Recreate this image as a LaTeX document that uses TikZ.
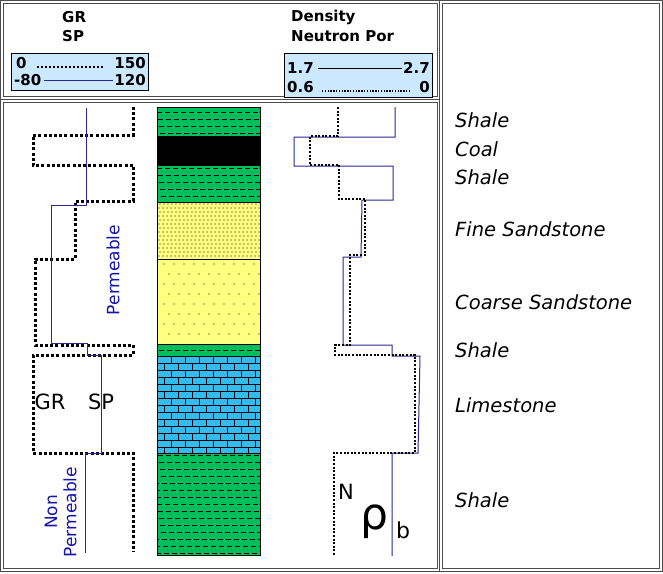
\documentclass[tikz,border=0pt]{standalone}
\usepackage{fontspec}
\setmainfont{DejaVu Sans}
\begin{document}
\begin{tikzpicture}[x=1pt,y=-1pt,
  frame/.style={draw=black!70,double=white,double distance=1.5pt,line width=0.8pt},
  grc/.style={line width=3pt,dash pattern=on 3pt off 2.2pt,black},
  spc/.style={line width=1pt,draw={rgb,255:red,40;green,40;blue,150}},
  neu/.style={line width=2.2pt,dash pattern=on 2pt off 1.6pt,black},
  scalebox/.style={draw=black,fill={rgb,255:red,204;green,232;blue,255},line width=0.8pt},
  hdr/.style={font=\bfseries\fontsize{15}{17}\selectfont,anchor=west,inner sep=0pt},
  lith/.style={font=\itshape\fontsize{19.5}{21}\selectfont,anchor=west,inner sep=0pt},
  blab/.style={font=\fontsize{17}{19}\selectfont,text={rgb,255:red,20;green,20;blue,170},inner sep=0pt,rotate=90}]
\definecolor{shalegreen}{RGB}{0,190,90}
\definecolor{sandy}{RGB}{255,255,128}
\definecolor{limeblue}{RGB}{51,187,238}
\useasboundingbox (0,0) rectangle (663,573);
\fill[white] (0,0) rectangle (663,573);
% frames
\draw[frame] (2,2) rectangle (439,98);
\draw[frame] (2,101) rectangle (439,570);
\draw[frame] (441,2) rectangle (661,570);
% header
\node[hdr] (gr) at (62,17) {GR};
\node[hdr] (sp) at (62,36) {SP};
\node[hdr] (den) at (291,17) {Density};
\node[hdr] (np) at (291,36) {Neutron Por};
\draw[scalebox] (11,53) rectangle (148,90);
\node[hdr] (s0) at (16,63) {0};
\node[hdr,anchor=east] (s150) at (146,63) {150};
\draw[line width=2pt,dash pattern=on 2pt off 2pt] (37,66.5) -- (103,66.5);
\node[hdr] (s80) at (14,80) {-80};
\node[hdr,anchor=east] (s120) at (146,80) {120};
\draw[spc] ([xshift=2]s80.east) -- ([xshift=-1]s120.west);
\draw[scalebox] (284,53) rectangle (432,97);
\node[hdr] (d17) at (287,68) {1.7};
\node[hdr,anchor=east] (d27) at (430,68) {2.7};
\draw[line width=0.6pt] ([xshift=4]d17.east) -- ([xshift=-1]d27.west);
\node[hdr] (n06) at (287,87) {0.6};
\node[hdr,anchor=east] (n0) at (430,87) {0};
\draw[line width=1.6pt,dash pattern=on 1.4pt off 1.4pt] (322,91) -- (410,91);
% lithology column
\def\L{157}\def\R{260}
\foreach \a/\b in {107/136,165/202,344/356,453/555}{
  \fill[shalegreen] (\L,\a) rectangle (\R,\b);
  \begin{scope}
  \clip (\L,\a) rectangle (\R,\b);
  \foreach \yy in {112,119,...,560}{
    \draw[line width=0.4pt,dash pattern=on 5pt off 3pt,dash phase=\yy] (\L,\yy) -- (\R,\yy);}
  \end{scope}}
\fill[black] (\L,136) rectangle (\R,165);
\fill[sandy] (\L,202) rectangle (\R,344);
\foreach \yy in {204,208,...,257}{
  \foreach \xx in {159,163,...,259}{
    \fill ({\xx+mod(\yy,8)/4},\yy) circle (0.6pt);}}
\foreach \yy in {264,274,...,340}{
  \foreach \xx in {162,172,...,258}{
    \fill ({\xx+mod(\yy,20)/2},\yy) circle (0.65pt);}}
\fill[limeblue] (\L,356) rectangle (\R,453);
\begin{scope}
\clip (\L,356) rectangle (\R,453);
\foreach \yy [count=\i] in {356,363,...,453}{
  \draw[line width=0.4pt] (\L,\yy) -- (\R,\yy);
  \pgfmathsetmacro\off{mod(\i,2)*7}
  \foreach \xx in {150,164,...,270}{
    \draw[line width=0.4pt] ({\xx+\off},\yy) -- ({\xx+\off},\yy+7);}}
\end{scope}
\foreach \yy in {136,165,202,259,344,356,453}{\draw[line width=0.6pt] (\L,\yy) -- (\R,\yy);}
\draw[line width=0.8pt] (\L,107) rectangle (\R,555);
% GR curve
\draw[grc] (133,107) |- (33,135) |- (133,165) |- (75,201) |- (35,259) |- (133,345) |- (33,355) |- (133,453) -- (133,552);
% SP curve
\draw[spc] (86,108) |- (51,205) |- (87,343) |- (101,355) |- (85,453) -- (85,553);
% density / neutron
\draw[spc] (395,107) |- (294,137) |- (393,166) |- (362,200) -- (361,257) -| (343,345) -| (392,356) -| (420,356) -- (418,453) -| (392,556);
\draw[neu] (338,107) |- (310,136) |- (339,165) |- (365,199) |- (350,255) |- (335,345) |- (415,355) |- (334,453) -- (334,555);
% labels
\node[blab] (perm) at (113,270) {Permeable};
\node[blab] (non) at (51,512) {Non};
\node[blab] (perm2) at (70,512) {Permeable};
\node[font=\fontsize{21}{23}\selectfont,inner sep=0pt] (lgr) at (50,402) {GR};
\node[font=\fontsize{21}{23}\selectfont,inner sep=0pt] (lsp) at (101,402) {SP};
\node[font=\fontsize{21}{23}\selectfont,inner sep=0pt] (ln) at (346,492) {N};
\node[font=\fontsize{44}{46}\selectfont,inner sep=0pt] (rho) at (374,522) {ρ};
\node[font=\fontsize{22}{24}\selectfont,inner sep=0pt] (lb) at (403,530) {b};
% lithology names
\node[lith] (t1) at (455,120) {Shale};
\node[lith] (t2) at (455,149) {Coal};
\node[lith] (t3) at (455,177) {Shale};
\node[lith] (t4) at (455,229) {Fine Sandstone};
\node[lith] (t5) at (455,302) {Coarse Sandstone};
\node[lith] (t6) at (455,350) {Shale};
\node[lith] (t7) at (455,405) {Limestone};
\node[lith] (t8) at (455,500) {Shale};
\end{tikzpicture}
\end{document}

====

Written instruction
Quote the material exactly. Pictures stay out.

Written solution
Recreate this image as a LaTeX document that uses TikZ.
\documentclass[tikz,border=0pt]{standalone}
\usepackage{fontspec}
\setmainfont{DejaVu Sans}
\begin{document}
\begin{tikzpicture}[x=1pt,y=-1pt,
  frame/.style={draw=black!70,double=white,double distance=1.5pt,line width=0.8pt},
  grc/.style={line width=3pt,dash pattern=on 3pt off 2.2pt,black},
  spc/.style={line width=1pt,draw={rgb,255:red,40;green,40;blue,150}},
  neu/.style={line width=2.2pt,dash pattern=on 2pt off 1.6pt,black},
  scalebox/.style={draw=black,fill={rgb,255:red,204;green,232;blue,255},line width=0.8pt},
  hdr/.style={font=\bfseries\fontsize{15}{17}\selectfont,anchor=west,inner sep=0pt},
  lith/.style={font=\itshape\fontsize{19.5}{21}\selectfont,anchor=west,inner sep=0pt},
  blab/.style={font=\fontsize{17}{19}\selectfont,text={rgb,255:red,20;green,20;blue,170},inner sep=0pt,rotate=90}]
\definecolor{shalegreen}{RGB}{0,190,90}
\definecolor{sandy}{RGB}{255,255,128}
\definecolor{limeblue}{RGB}{51,187,238}
\useasboundingbox (0,0) rectangle (663,573);
\fill[white] (0,0) rectangle (663,573);
% frames
\draw[frame] (2,2) rectangle (439,98);
\draw[frame] (2,101) rectangle (439,570);
\draw[frame] (441,2) rectangle (661,570);
% header
\node[hdr] (gr) at (62,17) {GR};
\node[hdr] (sp) at (62,36) {SP};
\node[hdr] (den) at (291,17) {Density};
\node[hdr] (np) at (291,36) {Neutron Por};
\draw[scalebox] (11,53) rectangle (148,90);
\node[hdr] (s0) at (16,63) {0};
\node[hdr,anchor=east] (s150) at (146,63) {150};
\draw[line width=2pt,dash pattern=on 2pt off 2pt] (37,66.5) -- (103,66.5);
\node[hdr] (s80) at (14,80) {-80};
\node[hdr,anchor=east] (s120) at (146,80) {120};
\draw[spc] ([xshift=2]s80.east) -- ([xshift=-1]s120.west);
\draw[scalebox] (284,53) rectangle (432,97);
\node[hdr] (d17) at (287,68) {1.7};
\node[hdr,anchor=east] (d27) at (430,68) {2.7};
\draw[line width=0.6pt] ([xshift=4]d17.east) -- ([xshift=-1]d27.west);
\node[hdr] (n06) at (287,87) {0.6};
\node[hdr,anchor=east] (n0) at (430,87) {0};
\draw[line width=1.6pt,dash pattern=on 1.4pt off 1.4pt] (322,91) -- (410,91);
% lithology column
\def\L{157}\def\R{260}
\foreach \a/\b in {107/136,165/202,344/356,453/555}{
  \fill[shalegreen] (\L,\a) rectangle (\R,\b);
  \begin{scope}
  \clip (\L,\a) rectangle (\R,\b);
  \foreach \yy in {112,119,...,560}{
    \draw[line width=0.4pt,dash pattern=on 5pt off 3pt,dash phase=\yy] (\L,\yy) -- (\R,\yy);}
  \end{scope}}
\fill[black] (\L,136) rectangle (\R,165);
\fill[sandy] (\L,202) rectangle (\R,344);
\foreach \yy in {204,208,...,257}{
  \foreach \xx in {159,163,...,259}{
    \fill ({\xx+mod(\yy,8)/4},\yy) circle (0.6pt);}}
\foreach \yy in {264,274,...,340}{
  \foreach \xx in {162,172,...,258}{
    \fill ({\xx+mod(\yy,20)/2},\yy) circle (0.65pt);}}
\fill[limeblue] (\L,356) rectangle (\R,453);
\begin{scope}
\clip (\L,356) rectangle (\R,453);
\foreach \yy [count=\i] in {356,363,...,453}{
  \draw[line width=0.4pt] (\L,\yy) -- (\R,\yy);
  \pgfmathsetmacro\off{mod(\i,2)*7}
  \foreach \xx in {150,164,...,270}{
    \draw[line width=0.4pt] ({\xx+\off},\yy) -- ({\xx+\off},\yy+7);}}
\end{scope}
\foreach \yy in {136,165,202,259,344,356,453}{\draw[line width=0.6pt] (\L,\yy) -- (\R,\yy);}
\draw[line width=0.8pt] (\L,107) rectangle (\R,555);
% GR curve
\draw[grc] (133,107) |- (33,135) |- (133,165) |- (75,201) |- (35,259) |- (133,345) |- (33,355) |- (133,453) -- (133,552);
% SP curve
\draw[spc] (86,108) |- (51,205) |- (87,343) |- (101,355) |- (85,453) -- (85,553);
% density / neutron
\draw[spc] (395,107) |- (294,137) |- (393,166) |- (362,200) -- (361,257) -| (343,345) -| (392,356) -| (420,356) -- (418,453) -| (392,556);
\draw[neu] (338,107) |- (310,136) |- (339,165) |- (365,199) |- (350,255) |- (335,345) |- (415,355) |- (334,453) -- (334,555);
% labels
\node[blab] (perm) at (113,270) {Permeable};
\node[blab] (non) at (51,512) {Non};
\node[blab] (perm2) at (70,512) {Permeable};
\node[font=\fontsize{21}{23}\selectfont,inner sep=0pt] (lgr) at (50,402) {GR};
\node[font=\fontsize{21}{23}\selectfont,inner sep=0pt] (lsp) at (101,402) {SP};
\node[font=\fontsize{21}{23}\selectfont,inner sep=0pt] (ln) at (346,492) {N};
\node[font=\fontsize{44}{46}\selectfont,inner sep=0pt] (rho) at (374,522) {ρ};
\node[font=\fontsize{22}{24}\selectfont,inner sep=0pt] (lb) at (403,530) {b};
% lithology names
\node[lith] (t1) at (455,120) {Shale};
\node[lith] (t2) at (455,149) {Coal};
\node[lith] (t3) at (455,177) {Shale};
\node[lith] (t4) at (455,229) {Fine Sandstone};
\node[lith] (t5) at (455,302) {Coarse Sandstone};
\node[lith] (t6) at (455,350) {Shale};
\node[lith] (t7) at (455,405) {Limestone};
\node[lith] (t8) at (455,500) {Shale};
\end{tikzpicture}
\end{document}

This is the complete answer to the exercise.